Luskin also became the first male lawyer to wear an earring while arguing a case before the Supreme Court in 1995, the Washington Post reported at the time.
Then-Rhode Island US Attorney Sheldon Whitehouse, now a US senator, went after Luskin following his failed appeal of Saccoccia’s conviction, with Whitehouse accusing the attorney of having accepted laundered funds.
That case settled in 1998 after Luskin agreed to return $245,000 in fees to the government.
Reps for Whitehouse’s office did not immediately respond to a request for comment. Luskin also did not respond to a request for comment.
Whitehouse said at the time that Luskin had engaged in “willful blindness” for having pocketed the gold bars, according to the Daily Beast, which first reported on Friday’s filings.
Saccoccia’s most recent appeal of his sentence was rejected by a federal appeals court in August 2021, with the panel writing that he “holds a special place in the pantheon of money launderers.”
In the 1980s, while working at the Department of Justice, Luskin helped supervise the FBI’s Abscam sting operation, which ensnared more than 30 federal, state and local politicians on corruption charges.
He rose to prominence while serving as Republican strategist Karl Rove’s defense lawyer after the CIA leak scandal, which unmasked Valerie Plame as a covert operative in 2003.
Menendez pleaded not guilty last month to all charges stemming from his indictment, including additional counts of acting as an agent of the Egyptian government while serving as chairman of the Senate Foreign Relations Committee.
“Piling new charge upon new charge does not make the allegations true,” he said in an Oct. 12 statement.
Menendez has refused to resign from office but agreed to step down from his committee chairmanship following the allegations.
The indictment details a bribery web involving favors the Democratic senator and his wife, Nadine, performed on behalf of three wealthy New Jersey businessmen — taking hundreds of thousands of dollars in cash and gifts.
The Garden State Democrat also allegedly lobbied to unfreeze $300 million in military aid for Egypt while serving as head of the powerful Foreign Relations Committee.
The fingerprints of a driver for one of the businessmen were later found on an envelope in Menendez’s home that contained thousands of dollars in cash, according to federal prosecutors.

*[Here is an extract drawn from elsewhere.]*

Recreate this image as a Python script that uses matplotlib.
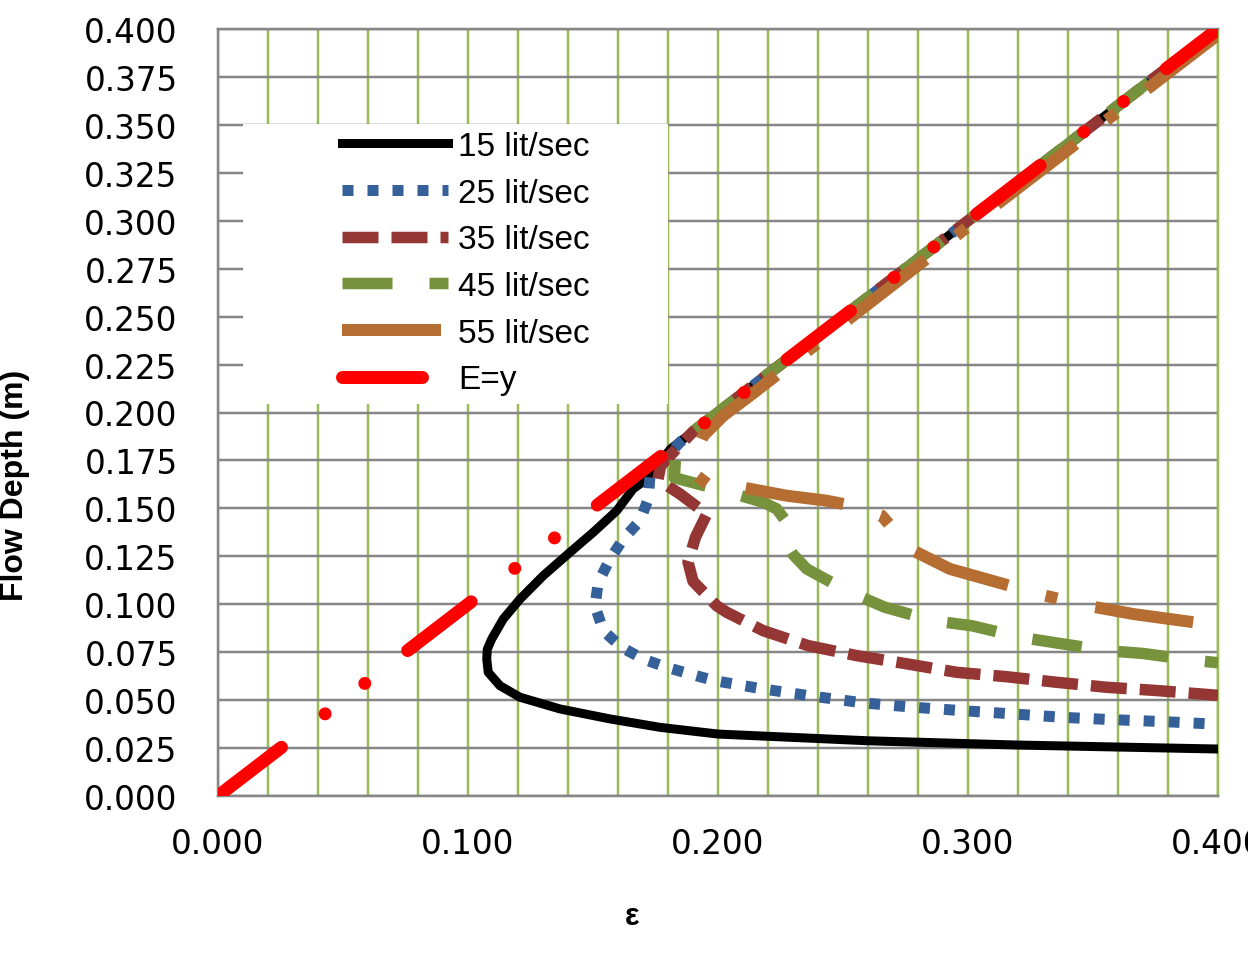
import matplotlib
matplotlib.use("Agg")
import matplotlib.pyplot as plt
from matplotlib.patches import Rectangle
from matplotlib.ticker import MultipleLocator, FormatStrFormatter

# values (epsilon, flow depth in m)
labels = ["15 lit/sec", "25 lit/sec", "35 lit/sec", "45 lit/sec", "55 lit/sec", "E=y"]

eps_15 = [0.400, 0.300, 0.200, 0.181, 0.1715, 0.166, 0.1595, 0.1501, 0.1408, 0.1301, 0.1208,
          0.1141, 0.1095, 0.1077, 0.1075, 0.1081, 0.1128, 0.1208, 0.1368, 0.1568, 0.1768,
          0.2001, 0.260, 0.319, 0.400]
dep_15 = [0.400, 0.300, 0.200, 0.181, 0.1653, 0.1601, 0.1488, 0.1375, 0.1271, 0.1149, 0.1027,
          0.0923, 0.0819, 0.0765, 0.0714, 0.0645, 0.0575, 0.0515, 0.0454, 0.0402, 0.0358,
          0.0323, 0.0288, 0.0266, 0.0245]

eps_25 = [0.400, 0.300, 0.200, 0.1848, 0.1728, 0.1721, 0.1688, 0.1621, 0.1568, 0.1521, 0.1508,
          0.1541, 0.1615, 0.1701, 0.1795, 0.1888, 0.1988, 0.218, 0.2382, 0.2585, 0.2781,
          0.2977, 0.318, 0.3383, 0.3578, 0.3781, 0.400]
dep_25 = [0.400, 0.300, 0.200, 0.1845, 0.167, 0.1549, 0.1436, 0.134, 0.1236, 0.1114, 0.0992,
          0.0862, 0.0775, 0.0714, 0.0671, 0.0636, 0.0601, 0.0558, 0.052, 0.0485, 0.0463,
          0.0445, 0.0428, 0.041, 0.0398, 0.0388, 0.0374]

eps_35 = [0.400, 0.300, 0.200, 0.190, 0.184, 0.177, 0.176, 0.1848, 0.1955, 0.191, 0.188, 0.190,
          0.1995, 0.2035, 0.2181, 0.2361, 0.2555, 0.2761, 0.2955, 0.3155, 0.3355, 0.3555,
          0.3755, 0.400]
dep_35 = [0.400, 0.300, 0.200, 0.190, 0.182, 0.172, 0.165, 0.1575, 0.147, 0.135, 0.122, 0.112,
          0.0992, 0.0958, 0.0862, 0.0784, 0.0732, 0.0688, 0.0645, 0.0622, 0.0593, 0.0567,
          0.055, 0.0525]

eps_45 = [0.400, 0.300, 0.200, 0.188, 0.183, 0.1825, 0.2028, 0.2181, 0.2235, 0.2275, 0.2261,
          0.230, 0.2355, 0.2528, 0.2668, 0.2861, 0.3015, 0.3208, 0.3355, 0.3556, 0.3702,
          0.390, 0.400]
dep_45 = [0.400, 0.300, 0.200, 0.188, 0.176, 0.166, 0.159, 0.1532, 0.1497, 0.1427, 0.134,
          0.126, 0.1184, 0.1062, 0.0984, 0.0914, 0.0888, 0.0828, 0.0798, 0.0758, 0.0743,
          0.0708, 0.0695]

eps_55 = [0.403, 0.303, 0.2165, 0.2128, 0.2021, 0.1941, 0.1908, 0.1915, 0.196, 0.2095, 0.2275,
          0.2435, 0.2568, 0.2655, 0.2768, 0.2928, 0.3308, 0.348, 0.3661, 0.4005]
dep_55 = [0.400, 0.300, 0.2125, 0.2088, 0.1983, 0.1879, 0.1775, 0.167, 0.1625, 0.161, 0.1566,
          0.154, 0.1506, 0.1462, 0.1288, 0.1184, 0.1045, 0.0992, 0.0949, 0.0888]

eps_line = [0.0, 0.1, 0.2, 0.3, 0.4]
dep_line = [0.0, 0.1, 0.2, 0.3, 0.4]

colors = ["#000000", "#36609A", "#943634", "#76923C", "#B66D31", "#FF0000"]

plt.rcParams["lines.scale_dashes"] = False
PX = 72 / 100  # pixels -> points at dpi 100

fig = plt.figure(figsize=(12.48, 9.70), dpi=100)
ax = fig.add_axes([218 / 1248, 173 / 970, 1000 / 1248, 767 / 970])

ax.set_xlim(0, 0.4)
ax.set_ylim(0, 0.4)
ax.xaxis.set_major_locator(MultipleLocator(0.1))
ax.xaxis.set_minor_locator(MultipleLocator(0.02))
ax.yaxis.set_major_locator(MultipleLocator(0.025))
ax.xaxis.set_major_formatter(FormatStrFormatter("%.3f"))
ax.yaxis.set_major_formatter(FormatStrFormatter("%.3f"))

ax.set_axisbelow(True)
ax.grid(axis="x", which="both", color="#9BBB59", lw=2.5 * PX)
ax.grid(axis="y", which="major", color="#868686", lw=2.5 * PX)
ax.tick_params(which="both", length=0)
ax.tick_params(axis="y", pad=29, labelsize=23.5)
ax.tick_params(axis="x", pad=22, labelsize=23.5)
for side in ["left", "bottom", "top"]:
    ax.spines[side].set_color("#868686")
    ax.spines[side].set_linewidth(2.5 * PX)
ax.spines["right"].set_color("#9BBB59")
ax.spines["right"].set_linewidth(2.5 * PX)

# white box behind the legend hides the grid there
ax.add_patch(Rectangle((0.025, 0.5111), 0.425, 0.365, transform=ax.transAxes,
                       facecolor="white", edgecolor="none", zorder=1))

ax.plot(eps_15, dep_15, color=colors[0], lw=9 * PX, ls="-", label=labels[0], zorder=3)
ax.plot(eps_25, dep_25, color=colors[1], lw=11 * PX, label=labels[1], zorder=4,
        ls=(0, (11 * PX, 14 * PX)), dash_capstyle="butt")
ax.plot(eps_35, dep_35, color=colors[2], lw=11.5 * PX, label=labels[2], zorder=5,
        ls=(0, (36 * PX, 13 * PX)), dash_capstyle="butt")
ax.plot(eps_45, dep_45, color=colors[3], lw=11.5 * PX, label=labels[3], zorder=6,
        ls=(0, (50 * PX, 37 * PX)), dash_capstyle="butt")
ax.plot(eps_55, dep_55, color=colors[4], lw=12 * PX, label=labels[4], zorder=7,
        ls=(0, (99 * PX, 39 * PX, 12 * PX, 39 * PX)), dash_capstyle="butt")
ax.plot(eps_line, dep_line, color=colors[5], lw=13 * PX, label=labels[5], zorder=8,
        ls=(0, (80 * PX, 55 * PX, 0.01, 50 * PX, 0.01, 54 * PX)), dash_capstyle="round")

ax.legend(loc="upper left", bbox_to_anchor=(341.7 / 1248, 1 - 132 / 970),
          bbox_transform=fig.transFigure, frameon=False, borderpad=0, borderaxespad=0,
          handlelength=3.2, handletextpad=0.3, labelspacing=0.47,
          prop={"family": "Liberation Sans", "size": 24})

fig.text(15 / 1248, 1 - 485 / 970, "Flow Depth (m)", rotation=90, ha="center", va="center",
         fontsize=23, fontweight="bold", family="Liberation Sans")
fig.text(632 / 1248, 1 - 917 / 970, "ε", ha="center", va="center",
         fontsize=22, fontweight="bold", family="Liberation Sans")

fig.savefig("out.png", dpi=100)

Prosecutors also say Menendez googled “kilo of gold price” after receiving roughly $150,000 in gold bars from the associates.
Veteran Democratic attorneys Marc Elias and Abbe Lowell previously represented Menendez during an earlier corruption case, which alleged the senator took almost $1 million in private jet excursions and lavish vacations from a Florida ophthalmologist in exchange for obtaining visas for the doctor’s foreign girlfriends.
In 2017, the jury deadlocked on those charges, resulting in a mistrial.
Menendez had previously been represented by other defense lawyers from Lowell’s firm of Winston & Strawn.
Lowell himself is currently representing first son Hunter Biden on charges of having violated federal gun laws.